:: DIRECTIONS ::
Where the word "this" occurs in a line, return that line.

:: INFORMATION GIVEN ::

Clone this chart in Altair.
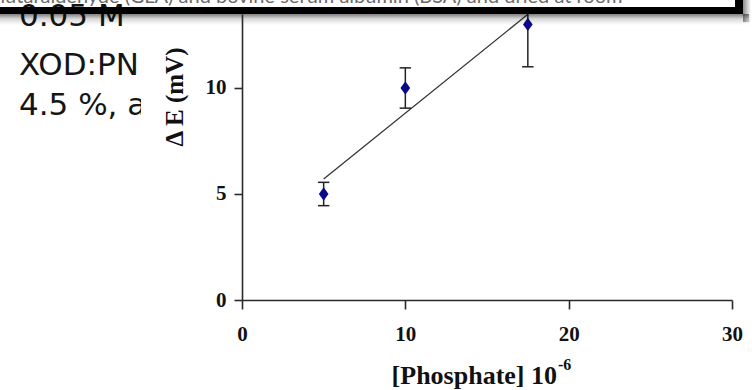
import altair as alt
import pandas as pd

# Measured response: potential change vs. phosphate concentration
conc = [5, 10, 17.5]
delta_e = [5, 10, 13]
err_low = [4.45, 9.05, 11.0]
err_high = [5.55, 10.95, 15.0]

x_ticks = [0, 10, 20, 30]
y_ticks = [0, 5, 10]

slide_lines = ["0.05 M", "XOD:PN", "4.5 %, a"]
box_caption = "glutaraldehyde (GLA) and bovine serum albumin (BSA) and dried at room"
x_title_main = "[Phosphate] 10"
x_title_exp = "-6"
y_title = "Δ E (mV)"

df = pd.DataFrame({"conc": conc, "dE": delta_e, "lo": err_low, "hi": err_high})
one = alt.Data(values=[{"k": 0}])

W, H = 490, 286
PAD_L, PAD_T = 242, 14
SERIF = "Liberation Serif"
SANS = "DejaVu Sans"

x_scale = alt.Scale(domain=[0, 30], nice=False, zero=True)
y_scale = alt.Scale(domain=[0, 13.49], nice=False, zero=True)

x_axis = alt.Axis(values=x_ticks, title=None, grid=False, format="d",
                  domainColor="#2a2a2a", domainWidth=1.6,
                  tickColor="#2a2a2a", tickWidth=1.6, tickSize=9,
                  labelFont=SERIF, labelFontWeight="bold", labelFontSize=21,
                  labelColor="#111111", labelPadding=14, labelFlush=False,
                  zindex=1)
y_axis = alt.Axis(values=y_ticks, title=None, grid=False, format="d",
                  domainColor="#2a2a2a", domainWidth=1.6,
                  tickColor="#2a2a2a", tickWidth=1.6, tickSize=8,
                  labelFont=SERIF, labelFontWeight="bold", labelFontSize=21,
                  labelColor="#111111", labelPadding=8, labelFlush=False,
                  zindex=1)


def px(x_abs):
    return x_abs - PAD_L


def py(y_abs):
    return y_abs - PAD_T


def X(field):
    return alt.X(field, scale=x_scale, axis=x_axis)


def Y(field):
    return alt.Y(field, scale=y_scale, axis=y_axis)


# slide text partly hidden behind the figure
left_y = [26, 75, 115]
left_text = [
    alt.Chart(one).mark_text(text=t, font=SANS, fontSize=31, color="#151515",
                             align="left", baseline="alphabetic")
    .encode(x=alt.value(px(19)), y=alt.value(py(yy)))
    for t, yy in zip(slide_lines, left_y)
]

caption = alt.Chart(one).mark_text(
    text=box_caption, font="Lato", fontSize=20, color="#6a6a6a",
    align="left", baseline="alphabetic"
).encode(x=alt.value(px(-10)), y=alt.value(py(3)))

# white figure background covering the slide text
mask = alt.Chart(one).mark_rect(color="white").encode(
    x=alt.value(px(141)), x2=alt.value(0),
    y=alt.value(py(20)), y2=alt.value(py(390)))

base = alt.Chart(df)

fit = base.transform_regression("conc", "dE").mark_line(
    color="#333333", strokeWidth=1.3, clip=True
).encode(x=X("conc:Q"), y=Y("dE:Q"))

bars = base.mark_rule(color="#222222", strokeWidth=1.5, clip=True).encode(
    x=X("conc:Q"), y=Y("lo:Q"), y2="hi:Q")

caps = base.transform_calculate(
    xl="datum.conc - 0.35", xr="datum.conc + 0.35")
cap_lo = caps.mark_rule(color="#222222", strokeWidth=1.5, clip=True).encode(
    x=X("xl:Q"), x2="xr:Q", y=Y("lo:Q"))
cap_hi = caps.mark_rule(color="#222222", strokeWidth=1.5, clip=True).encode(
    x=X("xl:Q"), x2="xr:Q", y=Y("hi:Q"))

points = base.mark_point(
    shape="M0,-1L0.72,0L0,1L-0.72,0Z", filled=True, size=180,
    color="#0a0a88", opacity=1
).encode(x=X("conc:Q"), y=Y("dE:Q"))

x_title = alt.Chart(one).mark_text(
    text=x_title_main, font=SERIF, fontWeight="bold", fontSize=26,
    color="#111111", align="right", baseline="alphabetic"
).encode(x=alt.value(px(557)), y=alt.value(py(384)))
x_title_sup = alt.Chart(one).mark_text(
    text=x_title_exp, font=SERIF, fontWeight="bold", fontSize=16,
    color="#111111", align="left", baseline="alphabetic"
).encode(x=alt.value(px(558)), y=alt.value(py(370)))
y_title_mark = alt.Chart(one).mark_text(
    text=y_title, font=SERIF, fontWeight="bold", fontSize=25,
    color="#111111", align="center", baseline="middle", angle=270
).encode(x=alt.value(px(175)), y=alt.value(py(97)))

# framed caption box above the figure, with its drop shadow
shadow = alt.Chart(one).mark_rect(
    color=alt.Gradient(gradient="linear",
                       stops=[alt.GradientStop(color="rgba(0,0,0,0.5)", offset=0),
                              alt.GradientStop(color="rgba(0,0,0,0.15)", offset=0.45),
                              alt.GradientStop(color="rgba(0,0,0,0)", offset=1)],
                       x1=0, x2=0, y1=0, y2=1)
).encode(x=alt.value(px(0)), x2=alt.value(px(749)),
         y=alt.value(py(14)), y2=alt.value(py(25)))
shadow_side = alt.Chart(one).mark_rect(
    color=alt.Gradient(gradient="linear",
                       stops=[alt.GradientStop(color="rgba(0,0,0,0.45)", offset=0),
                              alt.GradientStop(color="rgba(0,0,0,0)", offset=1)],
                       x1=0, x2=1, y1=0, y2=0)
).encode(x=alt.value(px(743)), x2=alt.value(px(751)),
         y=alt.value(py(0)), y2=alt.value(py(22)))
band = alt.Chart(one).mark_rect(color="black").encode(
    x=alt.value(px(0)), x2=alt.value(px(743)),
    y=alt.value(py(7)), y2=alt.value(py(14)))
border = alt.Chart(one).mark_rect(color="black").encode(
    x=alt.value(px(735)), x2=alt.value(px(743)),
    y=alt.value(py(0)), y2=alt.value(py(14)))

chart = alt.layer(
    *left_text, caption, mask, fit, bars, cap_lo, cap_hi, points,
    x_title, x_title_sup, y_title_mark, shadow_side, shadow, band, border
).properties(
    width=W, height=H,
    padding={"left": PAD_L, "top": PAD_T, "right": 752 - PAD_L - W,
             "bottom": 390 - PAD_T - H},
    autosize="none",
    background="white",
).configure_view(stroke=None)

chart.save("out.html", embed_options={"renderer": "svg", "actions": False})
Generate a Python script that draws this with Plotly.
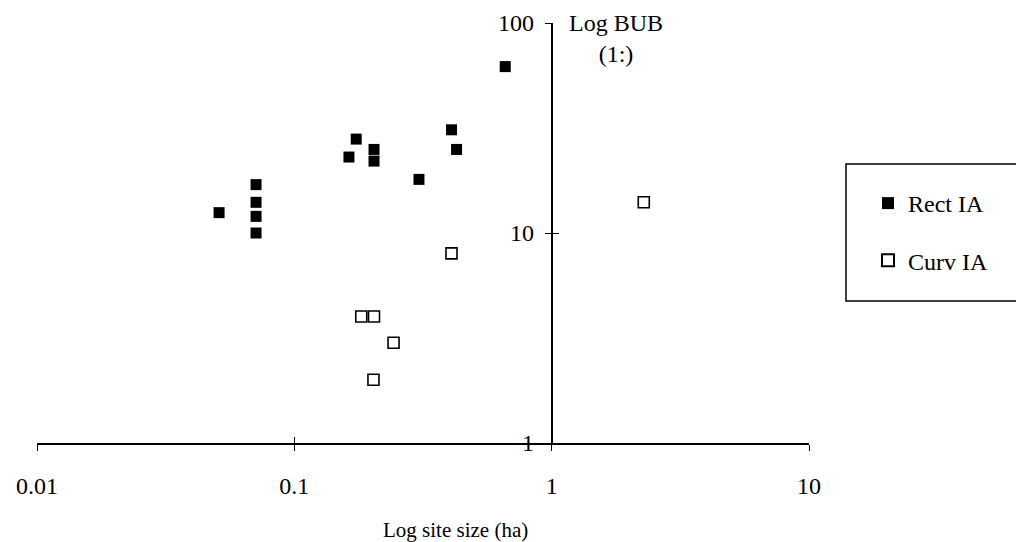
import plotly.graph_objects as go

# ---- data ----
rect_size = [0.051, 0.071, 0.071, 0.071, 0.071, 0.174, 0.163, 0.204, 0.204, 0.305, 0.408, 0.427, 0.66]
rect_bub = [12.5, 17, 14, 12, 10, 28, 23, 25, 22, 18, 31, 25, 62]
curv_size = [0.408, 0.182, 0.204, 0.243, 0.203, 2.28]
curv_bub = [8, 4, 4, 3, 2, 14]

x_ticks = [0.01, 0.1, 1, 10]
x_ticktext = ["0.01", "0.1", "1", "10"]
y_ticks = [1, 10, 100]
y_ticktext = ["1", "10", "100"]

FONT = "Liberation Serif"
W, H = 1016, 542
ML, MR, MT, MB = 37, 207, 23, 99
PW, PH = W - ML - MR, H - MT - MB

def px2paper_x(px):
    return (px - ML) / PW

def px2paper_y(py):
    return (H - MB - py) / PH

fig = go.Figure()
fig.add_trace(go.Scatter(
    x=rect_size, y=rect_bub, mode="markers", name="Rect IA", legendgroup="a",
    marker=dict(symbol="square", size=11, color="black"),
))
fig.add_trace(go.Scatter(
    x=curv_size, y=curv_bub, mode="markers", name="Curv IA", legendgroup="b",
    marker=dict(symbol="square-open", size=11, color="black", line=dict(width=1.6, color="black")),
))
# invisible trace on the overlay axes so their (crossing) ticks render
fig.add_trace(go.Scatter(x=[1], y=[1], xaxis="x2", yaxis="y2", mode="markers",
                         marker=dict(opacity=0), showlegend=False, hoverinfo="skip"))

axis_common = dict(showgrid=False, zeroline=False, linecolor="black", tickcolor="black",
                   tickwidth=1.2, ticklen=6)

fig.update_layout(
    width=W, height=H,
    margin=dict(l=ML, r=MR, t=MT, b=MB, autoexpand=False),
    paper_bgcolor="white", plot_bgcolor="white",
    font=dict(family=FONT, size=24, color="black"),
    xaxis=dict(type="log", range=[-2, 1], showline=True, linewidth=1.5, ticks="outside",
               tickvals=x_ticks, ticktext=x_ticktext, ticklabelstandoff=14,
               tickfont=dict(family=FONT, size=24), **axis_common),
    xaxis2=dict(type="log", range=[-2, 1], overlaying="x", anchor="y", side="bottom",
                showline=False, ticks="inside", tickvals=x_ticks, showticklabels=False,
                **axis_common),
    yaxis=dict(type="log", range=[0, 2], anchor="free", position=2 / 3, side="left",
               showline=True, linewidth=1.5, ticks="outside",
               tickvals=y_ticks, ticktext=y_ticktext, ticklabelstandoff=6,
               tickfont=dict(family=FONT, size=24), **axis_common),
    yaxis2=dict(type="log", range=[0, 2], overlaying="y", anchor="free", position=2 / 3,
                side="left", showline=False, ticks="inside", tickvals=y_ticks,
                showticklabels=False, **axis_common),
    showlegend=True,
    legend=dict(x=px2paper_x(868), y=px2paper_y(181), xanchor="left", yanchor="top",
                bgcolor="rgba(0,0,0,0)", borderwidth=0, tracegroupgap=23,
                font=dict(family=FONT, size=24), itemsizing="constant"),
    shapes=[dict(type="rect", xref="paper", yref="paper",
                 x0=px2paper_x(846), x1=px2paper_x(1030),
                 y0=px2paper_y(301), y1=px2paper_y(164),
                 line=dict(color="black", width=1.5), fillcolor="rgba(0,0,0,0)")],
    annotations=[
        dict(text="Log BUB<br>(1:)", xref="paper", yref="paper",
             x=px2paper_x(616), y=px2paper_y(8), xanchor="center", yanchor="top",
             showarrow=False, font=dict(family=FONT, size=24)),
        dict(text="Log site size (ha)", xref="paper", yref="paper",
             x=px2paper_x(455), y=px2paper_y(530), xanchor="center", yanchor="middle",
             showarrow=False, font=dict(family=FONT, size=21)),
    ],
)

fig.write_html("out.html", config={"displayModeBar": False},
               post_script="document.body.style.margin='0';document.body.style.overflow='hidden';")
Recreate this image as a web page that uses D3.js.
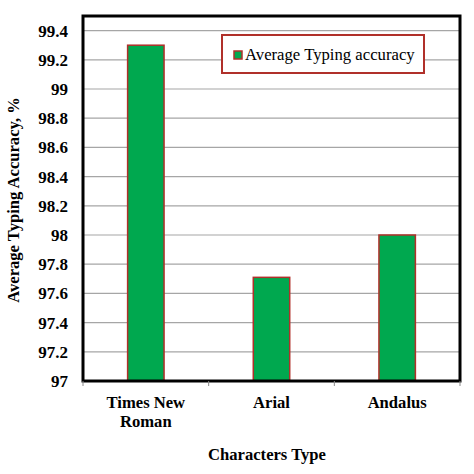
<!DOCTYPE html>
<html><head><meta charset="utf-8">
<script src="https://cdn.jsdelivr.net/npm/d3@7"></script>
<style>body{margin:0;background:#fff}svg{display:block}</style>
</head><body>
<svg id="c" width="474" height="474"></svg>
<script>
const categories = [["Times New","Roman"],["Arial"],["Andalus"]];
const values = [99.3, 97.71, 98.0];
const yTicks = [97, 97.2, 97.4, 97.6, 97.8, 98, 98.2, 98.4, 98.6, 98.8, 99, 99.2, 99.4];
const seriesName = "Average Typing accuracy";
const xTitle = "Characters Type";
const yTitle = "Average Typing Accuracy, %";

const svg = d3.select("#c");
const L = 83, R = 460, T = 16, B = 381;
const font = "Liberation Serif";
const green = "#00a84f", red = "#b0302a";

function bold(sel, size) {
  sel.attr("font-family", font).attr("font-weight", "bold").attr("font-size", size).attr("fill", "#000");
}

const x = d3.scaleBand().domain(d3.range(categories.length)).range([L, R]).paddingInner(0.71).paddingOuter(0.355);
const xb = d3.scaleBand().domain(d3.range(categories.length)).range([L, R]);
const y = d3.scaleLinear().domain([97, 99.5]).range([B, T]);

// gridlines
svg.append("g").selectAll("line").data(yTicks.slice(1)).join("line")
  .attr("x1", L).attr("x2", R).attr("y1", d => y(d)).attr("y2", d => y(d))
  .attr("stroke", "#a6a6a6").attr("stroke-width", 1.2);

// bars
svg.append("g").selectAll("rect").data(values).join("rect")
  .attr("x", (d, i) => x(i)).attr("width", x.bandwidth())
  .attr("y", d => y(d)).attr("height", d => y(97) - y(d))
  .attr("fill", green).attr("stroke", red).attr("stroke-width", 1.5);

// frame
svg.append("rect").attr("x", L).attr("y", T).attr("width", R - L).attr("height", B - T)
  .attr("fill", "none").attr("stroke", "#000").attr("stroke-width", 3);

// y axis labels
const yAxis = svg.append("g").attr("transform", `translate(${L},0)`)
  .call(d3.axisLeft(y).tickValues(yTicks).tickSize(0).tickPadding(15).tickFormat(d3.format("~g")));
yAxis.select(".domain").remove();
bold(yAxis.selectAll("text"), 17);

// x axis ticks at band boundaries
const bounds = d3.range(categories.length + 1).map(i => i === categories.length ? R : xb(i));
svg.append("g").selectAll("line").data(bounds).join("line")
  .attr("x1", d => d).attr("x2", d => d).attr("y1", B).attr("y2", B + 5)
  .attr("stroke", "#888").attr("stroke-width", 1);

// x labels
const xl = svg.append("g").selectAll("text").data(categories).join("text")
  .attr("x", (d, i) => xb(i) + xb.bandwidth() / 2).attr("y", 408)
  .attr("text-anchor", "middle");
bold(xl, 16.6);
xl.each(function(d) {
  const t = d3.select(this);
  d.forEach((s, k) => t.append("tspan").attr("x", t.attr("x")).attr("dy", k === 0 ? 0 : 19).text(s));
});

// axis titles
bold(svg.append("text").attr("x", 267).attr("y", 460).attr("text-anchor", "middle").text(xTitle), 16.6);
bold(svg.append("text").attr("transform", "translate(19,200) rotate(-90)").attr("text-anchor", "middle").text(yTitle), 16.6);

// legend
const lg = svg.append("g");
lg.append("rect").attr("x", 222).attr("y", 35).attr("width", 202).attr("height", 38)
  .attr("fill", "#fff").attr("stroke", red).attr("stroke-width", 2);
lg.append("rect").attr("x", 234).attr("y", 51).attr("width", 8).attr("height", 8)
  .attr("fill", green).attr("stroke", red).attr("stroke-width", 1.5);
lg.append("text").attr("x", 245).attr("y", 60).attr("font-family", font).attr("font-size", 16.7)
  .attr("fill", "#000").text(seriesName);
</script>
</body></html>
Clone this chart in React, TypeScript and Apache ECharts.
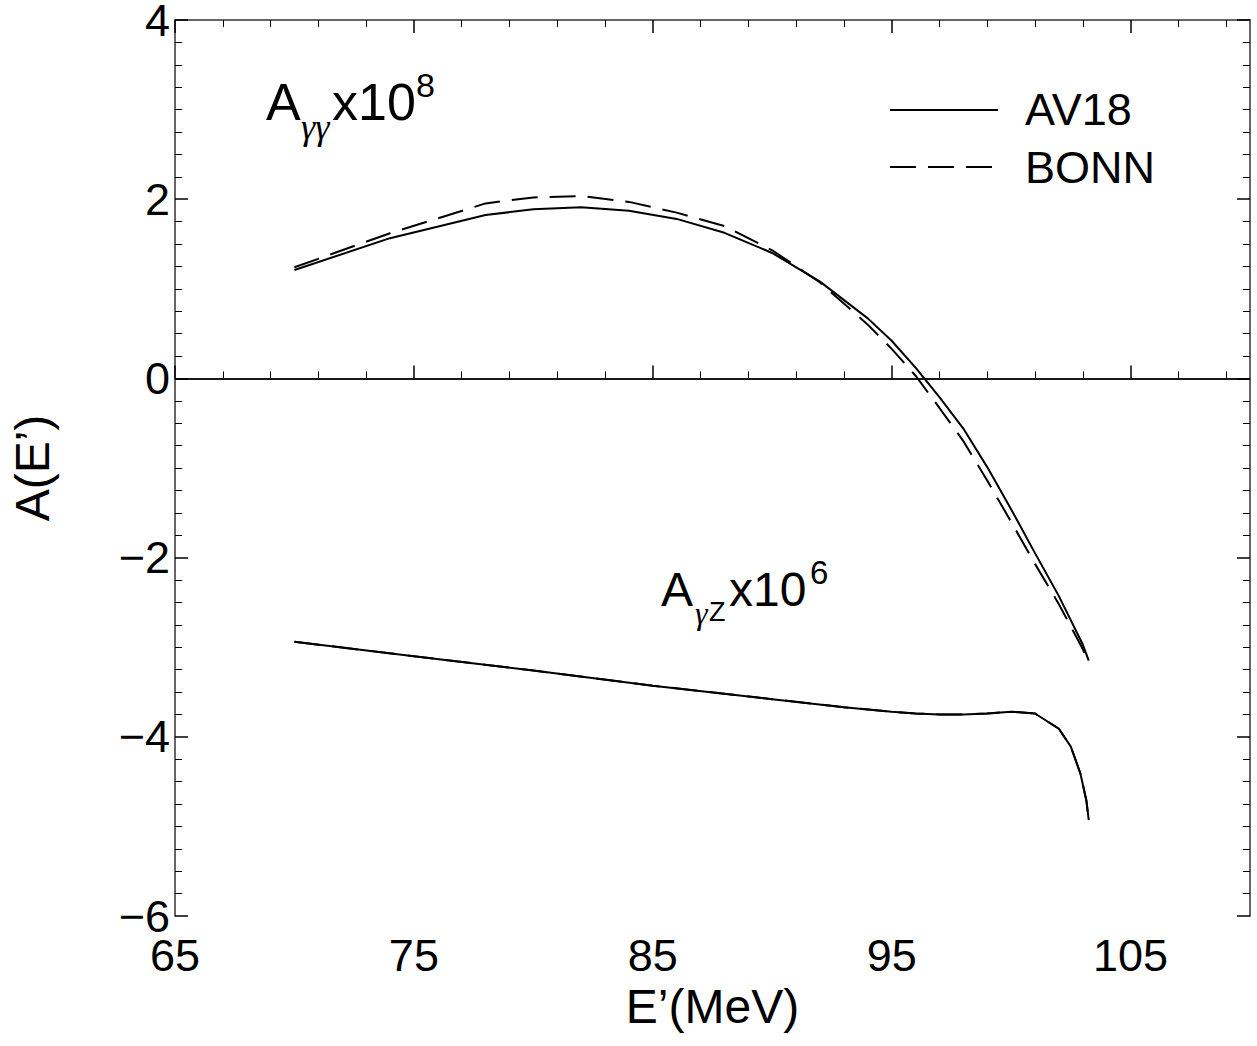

:: SOLUTION TO THE EXERCISE ::
Clone this chart in Altair.
Generate a Python script that draws this with Plotly.
Recreate this image as a web page that uses D3.js.
  const t = d3.select(this);
Clone this chart in React, TypeScript and Apache ECharts.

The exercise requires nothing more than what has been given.